# DATASET RECORDS
>>>

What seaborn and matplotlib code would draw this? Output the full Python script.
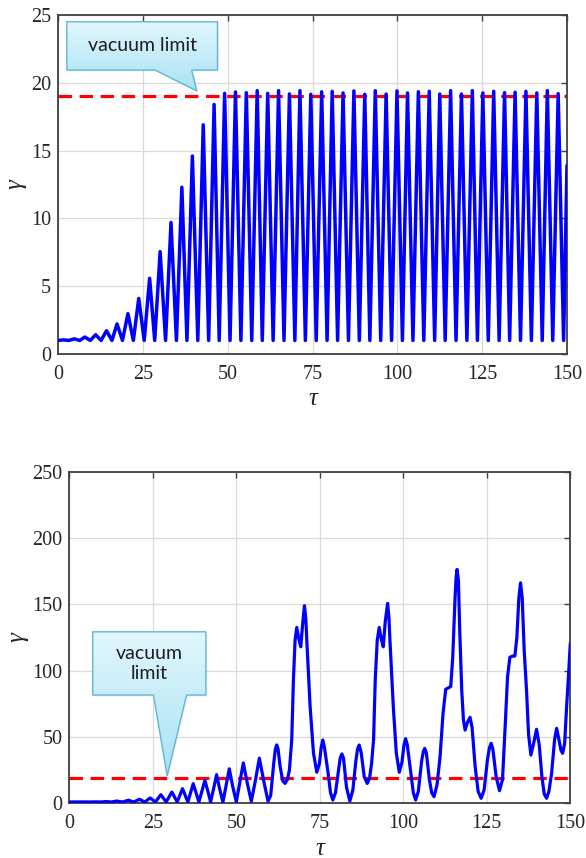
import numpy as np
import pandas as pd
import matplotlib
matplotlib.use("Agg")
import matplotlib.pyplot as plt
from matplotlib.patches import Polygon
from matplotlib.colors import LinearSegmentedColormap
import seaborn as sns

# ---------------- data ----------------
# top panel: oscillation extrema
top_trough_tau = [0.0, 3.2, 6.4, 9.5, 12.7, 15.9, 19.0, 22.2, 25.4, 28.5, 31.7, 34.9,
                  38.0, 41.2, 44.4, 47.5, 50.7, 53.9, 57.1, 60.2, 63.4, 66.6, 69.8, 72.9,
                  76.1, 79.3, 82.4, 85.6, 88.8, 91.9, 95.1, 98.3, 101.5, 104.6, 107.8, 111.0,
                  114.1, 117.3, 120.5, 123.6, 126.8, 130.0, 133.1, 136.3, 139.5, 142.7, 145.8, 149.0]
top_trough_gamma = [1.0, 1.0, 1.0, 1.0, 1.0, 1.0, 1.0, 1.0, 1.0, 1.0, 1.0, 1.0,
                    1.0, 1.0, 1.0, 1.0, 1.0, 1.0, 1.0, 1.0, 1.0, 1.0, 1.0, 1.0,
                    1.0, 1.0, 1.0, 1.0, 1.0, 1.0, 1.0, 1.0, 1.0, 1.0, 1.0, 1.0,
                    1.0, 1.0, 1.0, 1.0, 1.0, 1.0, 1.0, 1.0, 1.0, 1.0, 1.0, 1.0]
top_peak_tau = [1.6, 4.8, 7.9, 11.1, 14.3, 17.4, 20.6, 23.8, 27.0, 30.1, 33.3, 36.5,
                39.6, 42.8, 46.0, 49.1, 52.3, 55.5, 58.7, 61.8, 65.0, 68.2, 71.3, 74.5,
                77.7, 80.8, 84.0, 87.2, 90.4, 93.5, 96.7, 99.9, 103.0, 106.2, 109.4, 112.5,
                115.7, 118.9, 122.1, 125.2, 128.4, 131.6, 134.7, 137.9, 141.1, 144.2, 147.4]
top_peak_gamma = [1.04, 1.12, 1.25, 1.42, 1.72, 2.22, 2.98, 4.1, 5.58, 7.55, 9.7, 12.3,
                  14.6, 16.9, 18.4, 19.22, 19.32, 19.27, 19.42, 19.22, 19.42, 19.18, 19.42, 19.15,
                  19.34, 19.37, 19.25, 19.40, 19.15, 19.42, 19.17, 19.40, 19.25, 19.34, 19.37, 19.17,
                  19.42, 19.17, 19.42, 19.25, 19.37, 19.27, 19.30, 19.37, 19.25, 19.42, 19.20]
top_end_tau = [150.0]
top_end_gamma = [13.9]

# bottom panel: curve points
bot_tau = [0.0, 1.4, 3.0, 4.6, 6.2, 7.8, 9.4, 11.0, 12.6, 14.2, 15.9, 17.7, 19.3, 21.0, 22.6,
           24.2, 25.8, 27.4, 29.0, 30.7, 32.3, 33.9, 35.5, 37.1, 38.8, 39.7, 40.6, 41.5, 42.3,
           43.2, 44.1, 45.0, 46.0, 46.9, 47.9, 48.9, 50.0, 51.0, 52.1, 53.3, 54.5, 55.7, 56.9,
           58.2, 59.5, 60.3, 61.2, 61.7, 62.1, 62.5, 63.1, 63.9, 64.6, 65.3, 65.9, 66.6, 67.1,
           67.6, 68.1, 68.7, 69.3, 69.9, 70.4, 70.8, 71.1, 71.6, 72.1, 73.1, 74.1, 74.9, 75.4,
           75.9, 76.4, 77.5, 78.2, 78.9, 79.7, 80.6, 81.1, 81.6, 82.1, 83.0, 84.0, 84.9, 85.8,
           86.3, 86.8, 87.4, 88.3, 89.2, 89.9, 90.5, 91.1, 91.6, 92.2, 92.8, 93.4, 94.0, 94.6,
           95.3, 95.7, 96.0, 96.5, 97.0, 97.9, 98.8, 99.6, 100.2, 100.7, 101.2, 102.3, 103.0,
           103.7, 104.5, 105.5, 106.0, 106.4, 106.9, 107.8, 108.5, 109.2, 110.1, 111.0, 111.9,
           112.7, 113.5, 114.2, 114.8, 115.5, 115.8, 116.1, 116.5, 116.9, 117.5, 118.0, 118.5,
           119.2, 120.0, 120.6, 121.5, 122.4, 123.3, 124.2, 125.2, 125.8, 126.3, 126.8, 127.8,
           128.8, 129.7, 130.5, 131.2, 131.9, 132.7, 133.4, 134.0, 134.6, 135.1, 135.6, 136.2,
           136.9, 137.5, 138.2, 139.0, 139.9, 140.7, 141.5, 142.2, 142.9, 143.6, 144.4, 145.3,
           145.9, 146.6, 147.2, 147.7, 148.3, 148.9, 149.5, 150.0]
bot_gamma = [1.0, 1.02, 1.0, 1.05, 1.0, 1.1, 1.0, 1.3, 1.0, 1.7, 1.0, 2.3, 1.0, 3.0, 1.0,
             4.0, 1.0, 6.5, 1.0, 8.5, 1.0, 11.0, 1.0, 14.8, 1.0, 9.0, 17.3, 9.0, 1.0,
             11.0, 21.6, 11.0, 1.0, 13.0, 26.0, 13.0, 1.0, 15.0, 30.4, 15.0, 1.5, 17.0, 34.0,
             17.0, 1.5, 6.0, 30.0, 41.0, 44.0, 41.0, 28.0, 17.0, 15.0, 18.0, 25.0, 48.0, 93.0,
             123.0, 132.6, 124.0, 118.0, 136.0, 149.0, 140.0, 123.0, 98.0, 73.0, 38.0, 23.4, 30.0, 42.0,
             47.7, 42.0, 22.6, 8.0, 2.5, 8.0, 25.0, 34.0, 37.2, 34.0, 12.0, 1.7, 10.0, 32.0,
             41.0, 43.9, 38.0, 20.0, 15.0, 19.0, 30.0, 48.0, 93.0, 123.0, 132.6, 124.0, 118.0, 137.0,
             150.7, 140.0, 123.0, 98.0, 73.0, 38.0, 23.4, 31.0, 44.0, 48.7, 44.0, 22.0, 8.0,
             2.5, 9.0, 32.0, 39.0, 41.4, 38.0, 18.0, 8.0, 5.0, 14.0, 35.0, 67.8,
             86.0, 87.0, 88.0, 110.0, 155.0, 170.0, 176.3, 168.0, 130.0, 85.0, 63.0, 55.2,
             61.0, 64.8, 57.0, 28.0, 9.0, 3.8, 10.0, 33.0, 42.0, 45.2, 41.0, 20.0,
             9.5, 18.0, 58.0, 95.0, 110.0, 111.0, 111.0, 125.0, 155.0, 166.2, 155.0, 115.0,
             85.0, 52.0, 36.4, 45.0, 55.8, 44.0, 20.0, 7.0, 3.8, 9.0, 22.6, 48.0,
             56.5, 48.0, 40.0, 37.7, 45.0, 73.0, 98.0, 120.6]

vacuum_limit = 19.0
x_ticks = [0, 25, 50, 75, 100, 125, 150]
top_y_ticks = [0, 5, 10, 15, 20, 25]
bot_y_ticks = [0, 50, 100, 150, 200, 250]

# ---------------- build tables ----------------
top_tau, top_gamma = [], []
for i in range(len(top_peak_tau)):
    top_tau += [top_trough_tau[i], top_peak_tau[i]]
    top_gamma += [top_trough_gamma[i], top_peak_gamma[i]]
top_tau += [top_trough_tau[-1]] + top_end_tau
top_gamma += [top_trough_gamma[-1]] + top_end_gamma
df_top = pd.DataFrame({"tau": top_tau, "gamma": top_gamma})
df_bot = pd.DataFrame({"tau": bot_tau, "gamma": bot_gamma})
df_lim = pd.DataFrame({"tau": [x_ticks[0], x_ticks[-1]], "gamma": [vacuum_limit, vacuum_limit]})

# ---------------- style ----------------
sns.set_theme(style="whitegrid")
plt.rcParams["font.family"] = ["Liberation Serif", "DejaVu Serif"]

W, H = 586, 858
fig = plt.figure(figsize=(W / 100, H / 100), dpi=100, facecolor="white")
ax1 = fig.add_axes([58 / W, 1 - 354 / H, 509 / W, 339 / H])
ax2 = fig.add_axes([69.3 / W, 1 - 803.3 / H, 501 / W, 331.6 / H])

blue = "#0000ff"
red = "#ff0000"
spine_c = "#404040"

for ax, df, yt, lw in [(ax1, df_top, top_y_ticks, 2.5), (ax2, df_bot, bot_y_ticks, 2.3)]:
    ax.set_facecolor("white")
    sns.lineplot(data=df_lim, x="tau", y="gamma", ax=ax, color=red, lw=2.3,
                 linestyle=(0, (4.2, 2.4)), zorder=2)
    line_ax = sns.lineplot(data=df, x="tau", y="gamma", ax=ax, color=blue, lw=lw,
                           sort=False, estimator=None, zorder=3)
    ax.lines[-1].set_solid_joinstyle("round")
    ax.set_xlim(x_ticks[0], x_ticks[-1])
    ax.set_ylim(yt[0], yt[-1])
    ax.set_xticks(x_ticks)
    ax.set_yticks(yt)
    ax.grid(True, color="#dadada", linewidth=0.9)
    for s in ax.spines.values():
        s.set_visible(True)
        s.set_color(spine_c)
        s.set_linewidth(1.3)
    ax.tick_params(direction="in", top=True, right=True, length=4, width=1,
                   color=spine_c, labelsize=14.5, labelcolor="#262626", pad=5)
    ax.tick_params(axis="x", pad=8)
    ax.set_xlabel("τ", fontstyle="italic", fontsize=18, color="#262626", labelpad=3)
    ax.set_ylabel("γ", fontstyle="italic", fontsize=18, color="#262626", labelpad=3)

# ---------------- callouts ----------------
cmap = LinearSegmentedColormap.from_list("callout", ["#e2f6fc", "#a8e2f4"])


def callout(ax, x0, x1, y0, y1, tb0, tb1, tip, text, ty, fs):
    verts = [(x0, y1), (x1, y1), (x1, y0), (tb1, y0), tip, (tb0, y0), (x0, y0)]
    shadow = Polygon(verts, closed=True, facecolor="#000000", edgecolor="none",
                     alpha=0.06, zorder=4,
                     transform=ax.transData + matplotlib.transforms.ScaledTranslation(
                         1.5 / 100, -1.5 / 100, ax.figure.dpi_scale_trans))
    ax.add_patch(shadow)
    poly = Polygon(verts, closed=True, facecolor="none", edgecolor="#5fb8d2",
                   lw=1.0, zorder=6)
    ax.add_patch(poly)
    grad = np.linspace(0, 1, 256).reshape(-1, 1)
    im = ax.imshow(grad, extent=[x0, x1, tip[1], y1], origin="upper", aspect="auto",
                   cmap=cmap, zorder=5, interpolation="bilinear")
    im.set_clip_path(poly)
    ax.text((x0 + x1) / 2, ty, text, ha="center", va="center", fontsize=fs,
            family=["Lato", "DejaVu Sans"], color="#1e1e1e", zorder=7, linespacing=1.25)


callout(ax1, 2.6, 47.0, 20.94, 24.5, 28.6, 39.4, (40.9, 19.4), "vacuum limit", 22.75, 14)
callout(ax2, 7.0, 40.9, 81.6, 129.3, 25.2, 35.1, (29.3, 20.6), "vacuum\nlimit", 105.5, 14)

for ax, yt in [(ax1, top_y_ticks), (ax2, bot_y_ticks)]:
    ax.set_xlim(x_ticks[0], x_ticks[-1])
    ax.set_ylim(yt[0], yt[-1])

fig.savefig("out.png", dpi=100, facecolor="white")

<<<
>>>

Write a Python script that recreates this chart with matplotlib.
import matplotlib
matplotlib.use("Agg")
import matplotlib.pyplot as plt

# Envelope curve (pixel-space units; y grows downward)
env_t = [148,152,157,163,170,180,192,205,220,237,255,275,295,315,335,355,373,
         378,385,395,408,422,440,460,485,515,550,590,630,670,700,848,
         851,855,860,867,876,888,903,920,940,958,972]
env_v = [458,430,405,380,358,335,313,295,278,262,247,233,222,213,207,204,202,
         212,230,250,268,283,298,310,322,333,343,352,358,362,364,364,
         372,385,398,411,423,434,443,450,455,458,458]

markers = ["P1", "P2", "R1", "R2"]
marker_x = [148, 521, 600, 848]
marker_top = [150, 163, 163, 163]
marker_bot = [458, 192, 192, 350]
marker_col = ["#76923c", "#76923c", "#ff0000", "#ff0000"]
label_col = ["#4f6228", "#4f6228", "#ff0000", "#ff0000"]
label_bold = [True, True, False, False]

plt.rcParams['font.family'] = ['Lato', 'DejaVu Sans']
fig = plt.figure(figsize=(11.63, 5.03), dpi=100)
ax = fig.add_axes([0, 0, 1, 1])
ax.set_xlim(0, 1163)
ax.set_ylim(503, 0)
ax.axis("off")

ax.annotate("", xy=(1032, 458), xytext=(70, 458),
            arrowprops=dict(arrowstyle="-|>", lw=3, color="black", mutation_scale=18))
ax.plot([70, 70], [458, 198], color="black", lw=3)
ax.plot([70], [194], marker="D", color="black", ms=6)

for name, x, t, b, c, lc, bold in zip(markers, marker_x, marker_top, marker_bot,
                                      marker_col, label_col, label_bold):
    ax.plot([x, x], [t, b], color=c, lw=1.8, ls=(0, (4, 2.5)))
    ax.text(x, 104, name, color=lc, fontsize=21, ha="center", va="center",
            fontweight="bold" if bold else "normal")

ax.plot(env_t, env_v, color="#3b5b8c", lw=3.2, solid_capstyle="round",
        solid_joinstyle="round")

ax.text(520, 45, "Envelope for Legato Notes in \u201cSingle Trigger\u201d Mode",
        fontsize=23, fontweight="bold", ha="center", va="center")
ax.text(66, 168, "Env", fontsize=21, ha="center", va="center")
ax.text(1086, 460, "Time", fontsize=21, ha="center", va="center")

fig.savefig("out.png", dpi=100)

<<<
>>>

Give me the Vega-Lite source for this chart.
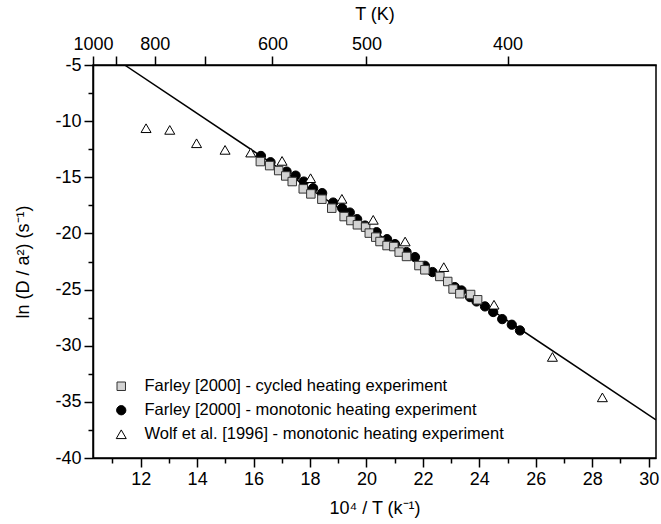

<<<

# TASK DETAILS
Make an exact copy of the lines from the one with "What seaborn and" through the one with "import seaborn as sns", both ends in, and nothing else. Drop every picture.

# EXERCISE ANSWER
What seaborn and matplotlib code would draw this? Output the full Python script.
import numpy as np
import pandas as pd
import matplotlib
matplotlib.use("Agg")
import matplotlib.pyplot as plt
from matplotlib.patches import Polygon
from matplotlib.colors import LinearSegmentedColormap
import seaborn as sns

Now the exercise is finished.